WHAT IS REQUIRED:
Transcribe all of the data exactly. Omit the pictures.

DATA EXTRACT:

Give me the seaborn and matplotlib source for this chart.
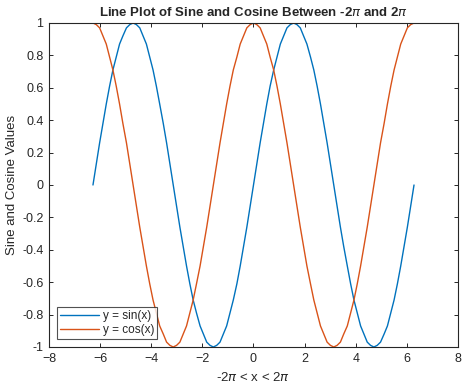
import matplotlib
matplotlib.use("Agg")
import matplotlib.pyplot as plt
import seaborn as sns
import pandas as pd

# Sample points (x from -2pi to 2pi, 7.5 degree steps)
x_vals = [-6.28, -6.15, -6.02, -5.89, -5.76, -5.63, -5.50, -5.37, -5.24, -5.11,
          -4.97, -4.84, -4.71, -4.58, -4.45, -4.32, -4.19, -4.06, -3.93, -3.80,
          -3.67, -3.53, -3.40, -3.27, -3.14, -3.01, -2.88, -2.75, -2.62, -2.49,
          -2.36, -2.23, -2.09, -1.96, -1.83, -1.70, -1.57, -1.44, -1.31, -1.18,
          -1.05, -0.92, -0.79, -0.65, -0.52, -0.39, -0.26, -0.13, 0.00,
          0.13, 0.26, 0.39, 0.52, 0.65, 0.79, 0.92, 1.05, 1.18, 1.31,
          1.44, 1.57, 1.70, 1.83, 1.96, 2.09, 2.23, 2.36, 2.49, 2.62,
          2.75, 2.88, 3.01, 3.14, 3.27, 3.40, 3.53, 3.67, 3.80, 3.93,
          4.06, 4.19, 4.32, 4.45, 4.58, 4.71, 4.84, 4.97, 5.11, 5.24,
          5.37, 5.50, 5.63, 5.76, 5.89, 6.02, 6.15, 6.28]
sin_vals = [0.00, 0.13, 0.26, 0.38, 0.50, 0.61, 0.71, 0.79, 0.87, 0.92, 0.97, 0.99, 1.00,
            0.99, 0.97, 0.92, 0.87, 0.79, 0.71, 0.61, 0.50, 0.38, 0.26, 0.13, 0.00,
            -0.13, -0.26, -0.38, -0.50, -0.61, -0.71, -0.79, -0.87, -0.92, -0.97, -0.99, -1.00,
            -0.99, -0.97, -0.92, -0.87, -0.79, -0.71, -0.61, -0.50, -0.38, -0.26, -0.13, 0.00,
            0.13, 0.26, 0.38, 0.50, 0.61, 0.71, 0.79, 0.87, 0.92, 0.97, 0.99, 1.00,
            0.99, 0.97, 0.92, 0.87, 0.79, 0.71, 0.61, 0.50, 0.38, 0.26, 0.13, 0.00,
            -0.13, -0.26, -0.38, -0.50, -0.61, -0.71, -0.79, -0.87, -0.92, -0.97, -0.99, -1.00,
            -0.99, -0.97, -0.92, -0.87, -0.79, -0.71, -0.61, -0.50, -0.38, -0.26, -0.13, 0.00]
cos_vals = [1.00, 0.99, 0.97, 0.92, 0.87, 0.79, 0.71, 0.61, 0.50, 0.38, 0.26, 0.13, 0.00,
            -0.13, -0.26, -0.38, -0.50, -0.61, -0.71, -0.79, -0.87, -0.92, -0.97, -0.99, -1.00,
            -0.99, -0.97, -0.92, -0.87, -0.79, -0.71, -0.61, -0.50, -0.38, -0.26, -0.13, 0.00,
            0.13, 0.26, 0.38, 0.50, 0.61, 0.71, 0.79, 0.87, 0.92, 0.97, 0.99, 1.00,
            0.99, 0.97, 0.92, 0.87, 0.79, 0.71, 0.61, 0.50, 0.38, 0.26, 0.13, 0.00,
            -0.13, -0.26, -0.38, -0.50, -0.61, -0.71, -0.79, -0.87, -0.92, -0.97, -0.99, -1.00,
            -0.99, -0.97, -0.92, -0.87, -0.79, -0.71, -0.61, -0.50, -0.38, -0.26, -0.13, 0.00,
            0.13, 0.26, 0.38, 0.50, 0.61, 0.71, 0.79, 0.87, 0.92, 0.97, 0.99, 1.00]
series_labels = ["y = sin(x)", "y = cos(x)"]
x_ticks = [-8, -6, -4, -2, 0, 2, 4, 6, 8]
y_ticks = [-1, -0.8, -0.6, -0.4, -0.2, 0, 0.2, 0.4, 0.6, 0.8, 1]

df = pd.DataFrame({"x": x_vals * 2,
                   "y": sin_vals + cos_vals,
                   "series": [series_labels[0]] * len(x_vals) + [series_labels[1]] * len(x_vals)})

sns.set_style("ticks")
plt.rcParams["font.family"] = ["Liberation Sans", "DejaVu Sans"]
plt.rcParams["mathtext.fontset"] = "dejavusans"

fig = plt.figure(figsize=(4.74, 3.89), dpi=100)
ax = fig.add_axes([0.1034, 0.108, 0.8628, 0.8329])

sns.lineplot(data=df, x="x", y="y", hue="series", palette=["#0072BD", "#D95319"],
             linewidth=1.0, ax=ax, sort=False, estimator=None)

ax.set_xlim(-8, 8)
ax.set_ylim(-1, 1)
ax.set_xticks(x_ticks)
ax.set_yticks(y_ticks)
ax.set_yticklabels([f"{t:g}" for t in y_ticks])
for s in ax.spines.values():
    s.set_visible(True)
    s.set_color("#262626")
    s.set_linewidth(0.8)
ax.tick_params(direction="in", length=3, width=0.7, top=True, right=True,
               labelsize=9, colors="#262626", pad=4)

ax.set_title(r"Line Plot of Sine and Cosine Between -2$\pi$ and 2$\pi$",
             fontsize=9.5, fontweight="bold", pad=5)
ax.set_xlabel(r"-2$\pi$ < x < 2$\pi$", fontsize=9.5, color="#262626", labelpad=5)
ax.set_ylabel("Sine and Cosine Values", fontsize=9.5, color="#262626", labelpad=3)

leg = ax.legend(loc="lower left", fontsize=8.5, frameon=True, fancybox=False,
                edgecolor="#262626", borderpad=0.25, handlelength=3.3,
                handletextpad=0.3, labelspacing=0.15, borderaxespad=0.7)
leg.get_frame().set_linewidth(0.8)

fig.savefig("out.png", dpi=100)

FINISHED TASK:
Give me the seaborn and matplotlib source for this chart.
import matplotlib
matplotlib.use("Agg")
import matplotlib.pyplot as plt
import seaborn as sns
import pandas as pd

# Sample points (x from -2pi to 2pi, 7.5 degree steps)
x_vals = [-6.28, -6.15, -6.02, -5.89, -5.76, -5.63, -5.50, -5.37, -5.24, -5.11,
          -4.97, -4.84, -4.71, -4.58, -4.45, -4.32, -4.19, -4.06, -3.93, -3.80,
          -3.67, -3.53, -3.40, -3.27, -3.14, -3.01, -2.88, -2.75, -2.62, -2.49,
          -2.36, -2.23, -2.09, -1.96, -1.83, -1.70, -1.57, -1.44, -1.31, -1.18,
          -1.05, -0.92, -0.79, -0.65, -0.52, -0.39, -0.26, -0.13, 0.00,
          0.13, 0.26, 0.39, 0.52, 0.65, 0.79, 0.92, 1.05, 1.18, 1.31,
          1.44, 1.57, 1.70, 1.83, 1.96, 2.09, 2.23, 2.36, 2.49, 2.62,
          2.75, 2.88, 3.01, 3.14, 3.27, 3.40, 3.53, 3.67, 3.80, 3.93,
          4.06, 4.19, 4.32, 4.45, 4.58, 4.71, 4.84, 4.97, 5.11, 5.24,
          5.37, 5.50, 5.63, 5.76, 5.89, 6.02, 6.15, 6.28]
sin_vals = [0.00, 0.13, 0.26, 0.38, 0.50, 0.61, 0.71, 0.79, 0.87, 0.92, 0.97, 0.99, 1.00,
            0.99, 0.97, 0.92, 0.87, 0.79, 0.71, 0.61, 0.50, 0.38, 0.26, 0.13, 0.00,
            -0.13, -0.26, -0.38, -0.50, -0.61, -0.71, -0.79, -0.87, -0.92, -0.97, -0.99, -1.00,
            -0.99, -0.97, -0.92, -0.87, -0.79, -0.71, -0.61, -0.50, -0.38, -0.26, -0.13, 0.00,
            0.13, 0.26, 0.38, 0.50, 0.61, 0.71, 0.79, 0.87, 0.92, 0.97, 0.99, 1.00,
            0.99, 0.97, 0.92, 0.87, 0.79, 0.71, 0.61, 0.50, 0.38, 0.26, 0.13, 0.00,
            -0.13, -0.26, -0.38, -0.50, -0.61, -0.71, -0.79, -0.87, -0.92, -0.97, -0.99, -1.00,
            -0.99, -0.97, -0.92, -0.87, -0.79, -0.71, -0.61, -0.50, -0.38, -0.26, -0.13, 0.00]
cos_vals = [1.00, 0.99, 0.97, 0.92, 0.87, 0.79, 0.71, 0.61, 0.50, 0.38, 0.26, 0.13, 0.00,
            -0.13, -0.26, -0.38, -0.50, -0.61, -0.71, -0.79, -0.87, -0.92, -0.97, -0.99, -1.00,
            -0.99, -0.97, -0.92, -0.87, -0.79, -0.71, -0.61, -0.50, -0.38, -0.26, -0.13, 0.00,
            0.13, 0.26, 0.38, 0.50, 0.61, 0.71, 0.79, 0.87, 0.92, 0.97, 0.99, 1.00,
            0.99, 0.97, 0.92, 0.87, 0.79, 0.71, 0.61, 0.50, 0.38, 0.26, 0.13, 0.00,
            -0.13, -0.26, -0.38, -0.50, -0.61, -0.71, -0.79, -0.87, -0.92, -0.97, -0.99, -1.00,
            -0.99, -0.97, -0.92, -0.87, -0.79, -0.71, -0.61, -0.50, -0.38, -0.26, -0.13, 0.00,
            0.13, 0.26, 0.38, 0.50, 0.61, 0.71, 0.79, 0.87, 0.92, 0.97, 0.99, 1.00]
series_labels = ["y = sin(x)", "y = cos(x)"]
x_ticks = [-8, -6, -4, -2, 0, 2, 4, 6, 8]
y_ticks = [-1, -0.8, -0.6, -0.4, -0.2, 0, 0.2, 0.4, 0.6, 0.8, 1]

df = pd.DataFrame({"x": x_vals * 2,
                   "y": sin_vals + cos_vals,
                   "series": [series_labels[0]] * len(x_vals) + [series_labels[1]] * len(x_vals)})

sns.set_style("ticks")
plt.rcParams["font.family"] = ["Liberation Sans", "DejaVu Sans"]
plt.rcParams["mathtext.fontset"] = "dejavusans"

fig = plt.figure(figsize=(4.74, 3.89), dpi=100)
ax = fig.add_axes([0.1034, 0.108, 0.8628, 0.8329])

sns.lineplot(data=df, x="x", y="y", hue="series", palette=["#0072BD", "#D95319"],
             linewidth=1.0, ax=ax, sort=False, estimator=None)

ax.set_xlim(-8, 8)
ax.set_ylim(-1, 1)
ax.set_xticks(x_ticks)
ax.set_yticks(y_ticks)
ax.set_yticklabels([f"{t:g}" for t in y_ticks])
for s in ax.spines.values():
    s.set_visible(True)
    s.set_color("#262626")
    s.set_linewidth(0.8)
ax.tick_params(direction="in", length=3, width=0.7, top=True, right=True,
               labelsize=9, colors="#262626", pad=4)

ax.set_title(r"Line Plot of Sine and Cosine Between -2$\pi$ and 2$\pi$",
             fontsize=9.5, fontweight="bold", pad=5)
ax.set_xlabel(r"-2$\pi$ < x < 2$\pi$", fontsize=9.5, color="#262626", labelpad=5)
ax.set_ylabel("Sine and Cosine Values", fontsize=9.5, color="#262626", labelpad=3)

leg = ax.legend(loc="lower left", fontsize=8.5, frameon=True, fancybox=False,
                edgecolor="#262626", borderpad=0.25, handlelength=3.3,
                handletextpad=0.3, labelspacing=0.15, borderaxespad=0.7)
leg.get_frame().set_linewidth(0.8)

fig.savefig("out.png", dpi=100)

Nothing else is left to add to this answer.